The northern celestial pole conveniently has a bright star system nearby – Polaris – and deducing one’s latitude would be as simple as measuring the elevation angle of that star. That’s not relevant to today’s little demo, of course.

The Shadow

In the coordinate system defined above, we can consider a rod of unit length standing upright relative to the ground.

Assuming the earth is perfectly spherical, it is not hard to show that the tip of the rod’s shadow will move on the ground according to the following equation,

(􏰀x² +y² +1) 􏰁sin²a=(ycosb−sinb)²

This is a family of conics (one or a pair) parametrised by two angles:

• a, the latitude of the sub-solar point,
• b, the latitude of the rod.

Henceforth, if we can get the curve traced by the shadow on the East-North coordinate system, we may employ nonlinear curve fit to find a and b. In other words, we can locate ourselves in space and in time (restricted to somewhere on contemporary earth …) by staring at shadows.

Of course, to see shadows change with your own eyes, you must be very bored and wait for hours. So we stare at the model instead, like happy little theorists that we are.

For most of us, notice that the a and b combinations usually describe a hyperbola, going readily to infinity to both sides, which corresponds to sunrises and sunsets. At the same time. it never hurts to remind ourselves that, when the length of the shadow is comparable to the curvature scale of the earth, our model breaks down.

For high latitudes, it’s actually possible for the tip of the shadow to trace an ellipse, which corresponds to the Midnight sun, where the sun never sets during summer. Of course, the transition case of a parabola is also possible. Question for you: Where and when does that occur?

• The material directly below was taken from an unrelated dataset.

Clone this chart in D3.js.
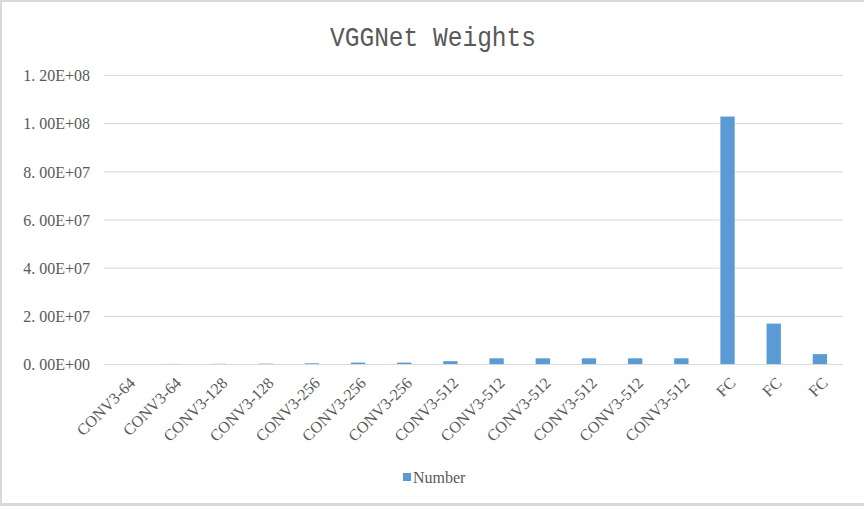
<!DOCTYPE html>
<html>
<head>
<meta charset="utf-8">
<script src="https://cdn.jsdelivr.net/npm/d3@7"></script>
<style>
	body { margin: 0; background: #fff; }
	svg { display: block; }
	text { fill: #595959; }
</style>
</head>
<body>
<svg id="svg" width="864" height="510"></svg>
<script>
// layer names along the x axis
var layers = [
	"CONV3-64", "CONV3-64", "CONV3-128", "CONV3-128",
	"CONV3-256", "CONV3-256", "CONV3-256",
	"CONV3-512", "CONV3-512", "CONV3-512",
	"CONV3-512", "CONV3-512", "CONV3-512",
	"FC", "FC", "FC"
];

// weight counts per layer
var weights = [
	1728, 36864, 73728, 147456,
	294912, 589824, 589824,
	1179648, 2359296, 2359296,
	2359296, 2359296, 2359296,
	102760448, 16777216, 4096000
];

var yTicks = [0, 2e7, 4e7, 6e7, 8e7, 1e8, 1.2e8];
var yTickLabels = ["0. 00E+00", "2. 00E+07", "4. 00E+07", "6. 00E+07", "8. 00E+07", "1. 00E+08", "1. 20E+08"];

var svg = d3.select('#svg'),
	plotLeft = 104,
	plotRight = 843,
	plotTop = 75,
	plotBottom = 364,
	blue = '#5B9BD5',
	grid = '#d9d9d9';

// chart frame
svg.append('rect').attr('x', 0).attr('y', 0).attr('width', 864).attr('height', 2).attr('fill', grid);
svg.append('rect').attr('x', 0).attr('y', 0).attr('width', 2).attr('height', 505).attr('fill', grid);
svg.append('rect').attr('x', 0).attr('y', 503).attr('width', 864).attr('height', 3).attr('fill', grid);

var x = d3.scaleBand()
	.domain(d3.range(layers.length))
	.range([plotLeft, plotRight])
	.paddingInner(0.69)
	.paddingOuter(0.345);

var y = d3.scaleLinear()
	.domain([0, 1.2e8])
	.range([plotBottom, plotTop]);

// gridlines + y labels
var yAxis = svg.append('g')
	.attr('transform', 'translate(' + plotLeft + ',0)')
	.call(d3.axisLeft(y)
		.tickValues(yTicks)
		.tickSize(-(plotRight - plotLeft))
		.tickPadding(14)
		.tickFormat(function(d, i){ return yTickLabels[i]; }));

yAxis.select('.domain').remove();
yAxis.selectAll('line').attr('stroke', grid).attr('stroke-width', 1);
yAxis.selectAll('text')
	.attr('font-family', 'Liberation Serif, serif')
	.attr('font-size', 16)
	.attr('fill', '#595959')
	.attr('dy', '0.36em');

// bars
svg.append('g')
	.selectAll('rect')
	.data(weights)
	.enter()
	.append('rect')
	.attr('x', function(d, i){ return x(i); })
	.attr('y', function(d){ return y(d); })
	.attr('width', x.bandwidth())
	.attr('height', function(d){ return plotBottom - y(d); })
	.attr('fill', blue);

// redraw baseline on top of bars
svg.append('line')
	.attr('x1', plotLeft).attr('x2', plotRight)
	.attr('y1', plotBottom + 0.5).attr('y2', plotBottom + 0.5)
	.attr('stroke', grid);

// x labels, rotated
var xAxis = svg.append('g')
	.attr('transform', 'translate(0,' + plotBottom + ')')
	.call(d3.axisBottom(x)
		.tickSize(0)
		.tickFormat(function(i){ return layers[i]; }));

xAxis.select('.domain').remove();
xAxis.selectAll('text')
	.attr('font-family', 'Liberation Serif, serif')
	.attr('font-size', 16)
	.attr('fill', '#595959')
	.attr('text-anchor', 'end')
	.attr('dy', '0.35em')
	.attr('y', 0)
	.attr('transform', 'translate(5,16) rotate(-45)');

// title
svg.append('text')
	.attr('x', 433)
	.attr('y', 46)
	.attr('text-anchor', 'middle')
	.attr('font-family', 'Liberation Mono, monospace')
	.attr('font-size', 27)
	.attr('textLength', 206)
	.attr('lengthAdjust', 'spacingAndGlyphs')
	.text('VGGNet Weights');

// legend
svg.append('rect')
	.attr('x', 403).attr('y', 473)
	.attr('width', 8).attr('height', 8)
	.attr('fill', blue);

svg.append('text')
	.attr('x', 413)
	.attr('y', 483)
	.attr('font-family', 'Liberation Serif, serif')
	.attr('font-size', 16)
	.text('Number');
</script>
</body>
</html>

I’ve prepared an interactive notebook (with one extra simplification model where we work out a values according to day of the year):

Demo on Desmos Graphing Calculator.

I skipped a lot of historical contexts in the interest of time, but as you may have guessed, what I described here is exactly how sundials work…

Lastly…

Take this, flatearthers!
(I was one of them until I realised some F. E. believers were actually serious… Is this a hint of the next Aperiodical blog post?)